Literatura e luta de classes
A construção desta personagem colectiva é uma das marcas de água do neo-realismo, num fôlego que cruza literatura e política, procurando resgatar as linhas mestras do realismo literário e juntá-las à visão marxista e dialéctica da História. Publicadas as primeiras obras do movimento, as discussões que entrincheiraram os defensores da arte pela arte e os arautos da arte como mensagem política animaram o neo-realismo português – como já haviam animado outros fóruns político-culturais, noutros países – sem que uma linha vermelha tenha sido traçada de modo indelével. Em Esteiros, é inegável a visão política do seu autor, um militante do Partido Comunista Português que levou o compromisso até à clandestinidade, e é difícil (e talvez pouco interessante) ler este romance sem ter presente essa mundividência que se engrandecia numa luta por melhores condições de vida e por uma mudança histórica profunda.
O facto de ter morrido com apenas 40 anos, em 1949, impede-nos de saber que revisitações faria Soeiro Pereira Gomes a esta sua obra, à semelhança do que fez Alves Redol em 1965, no prefácio a mais uma edição de Gaibéus, quando reconheceu que uma parte da sanha exercida na escrita pelos que não abdicavam da arte enquanto gesto político era mais reacção ao outro lado da barricada do que recusa absoluta de uma criação artística e literária envolvida na elaboração da linguagem e na tentativa de a universalizar e tornar intemporal:
«Como, porém, esses outros escritores se vangloriavam da sua posição extrema de arte pela arte, desfigurando-a, a reacção operou-se também por outro excesso, fenómeno natural no jogo das contradições, principalmente quando vem de jovens que se supõem, e ainda bem, capazes de renovar o mundo, o homem e a arte.» (Gaibéus, Publicações Europa-América, 1971).

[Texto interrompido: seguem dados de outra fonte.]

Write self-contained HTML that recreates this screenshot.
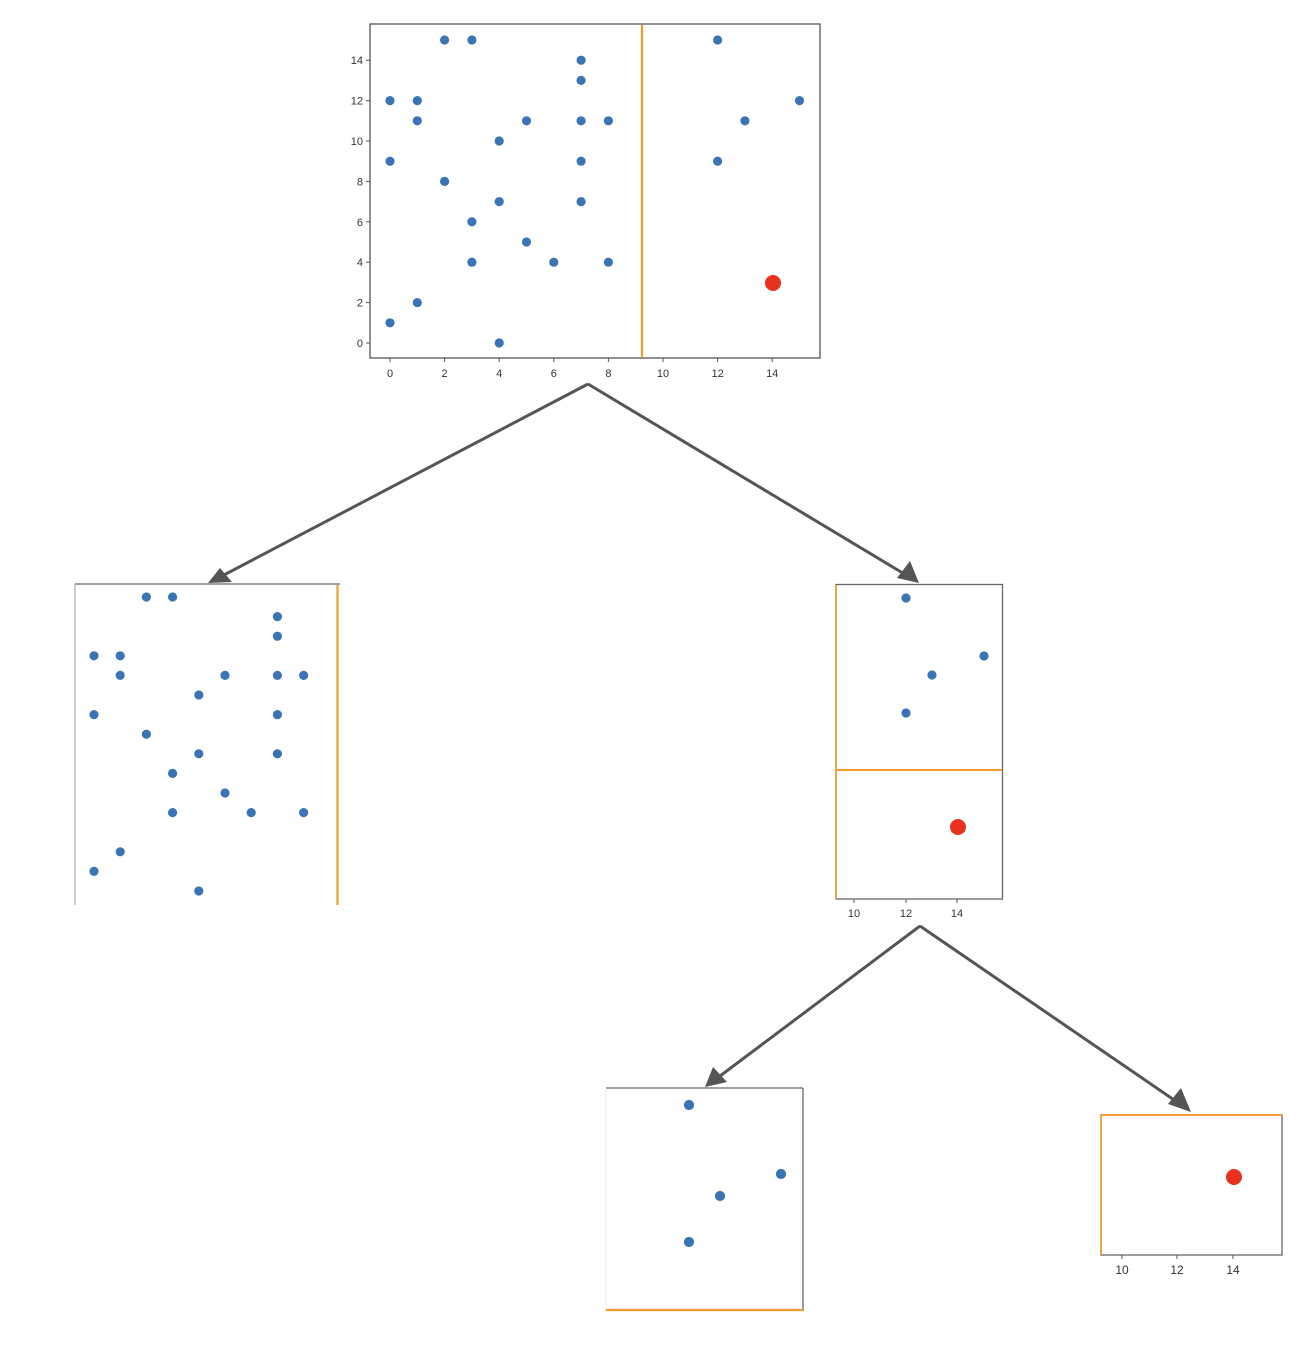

Mais adiante, Redol classificará de «aparente» o desprezo «por tudo o que representasse literatura sem raízes sociais bem vincadas», notando que muitos neo-realistas eram herdeiros, directos e assumidos, dos autores da Presença ou de escritores como García Lorca, Rafael Alberti, Antonio Machado ou Paul Éluard. Se não é possível antever que tipo de reconciliação teria tido Soeiro Pereira Gomes com uma visão mais recente da literatura, ou de que modo leria os inícios do neo-realismo português, para os quais contribuiu tão decisivamente, à luz de uma realidade posterior, é elementar reconhecer em Esteiros o trabalho dedicado com a linguagem, a busca de recursos estilísticos que unem o destino de cada personagem a uma certa ideia de natureza, cíclica e implacável, o labor na construção dos diálogos, directos, absolutamente verosímeis e capazes de reflectir a riqueza linguística escondida na pobreza do quotidiano.
Resgatar a infância
É uma personagem colectiva que estrutura a narrativa de Esteiros, mas não falta individualidade a Gineto, Gaitinhas, Guedelhas, Saguí e Maquineta, os rapazes que não conhecem outra alternativa que não a do trabalho – forçado, rodeado de humilhações e mal pago. A complexidade de cada uma destas figuras reflecte um conhecimento profundo da infância e das suas particularidades no que à percepção do mundo e das relações diz respeito, bem como dos impactos que o desamparo, a pobreza e a insegurança têm nesta fase da vida.
Não é por acaso que Pereira Gomes dedica este livro aos «filhos dos homens que nunca foram meninos», num gesto que denuncia o modo como demasiadas crianças foram obrigadas a crescer, ao mesmo tempo que procura resgatar o muito pouco de inocência, receptividade e fantasia que assoma, por vezes, nos dias destes rapazes.
Oitenta anos passados sobre a primeira edição, Esteiros não perdeu a força de grande romance. Com várias edições ainda durante a ditadura, os ânimos revolucionários do pós-25 de Abril colocá-lo-ão no cânone das leituras escolares, de onde acabará por sair, talvez com o arrefecimento de tais ânimos, confirmando que as leituras oficialmente recomendadas para os estudantes mereciam escolhas mais motivadas do que o simples impulso dos ares do tempo. Será datada a realidade que Esteiros fixa enquanto retrato fiel da sociedade portuguesa (felizmente, podemos acrescentar, ao mesmo tempo que lembramos que o trabalho infantil não desapareceu há tanto tempo como gostaríamos de acreditar, sendo uma realidade que se mantém em tantos países), mas mantém-se intemporal a vontade de ver e conhecer quem connosco partilha espaço e tempo – e com isso vermo-nos também, talvez mais profundamente – , de encontrar beleza na mais funda fealdade, de encenar a vida nas suas tantas possibilidades e reviravoltas.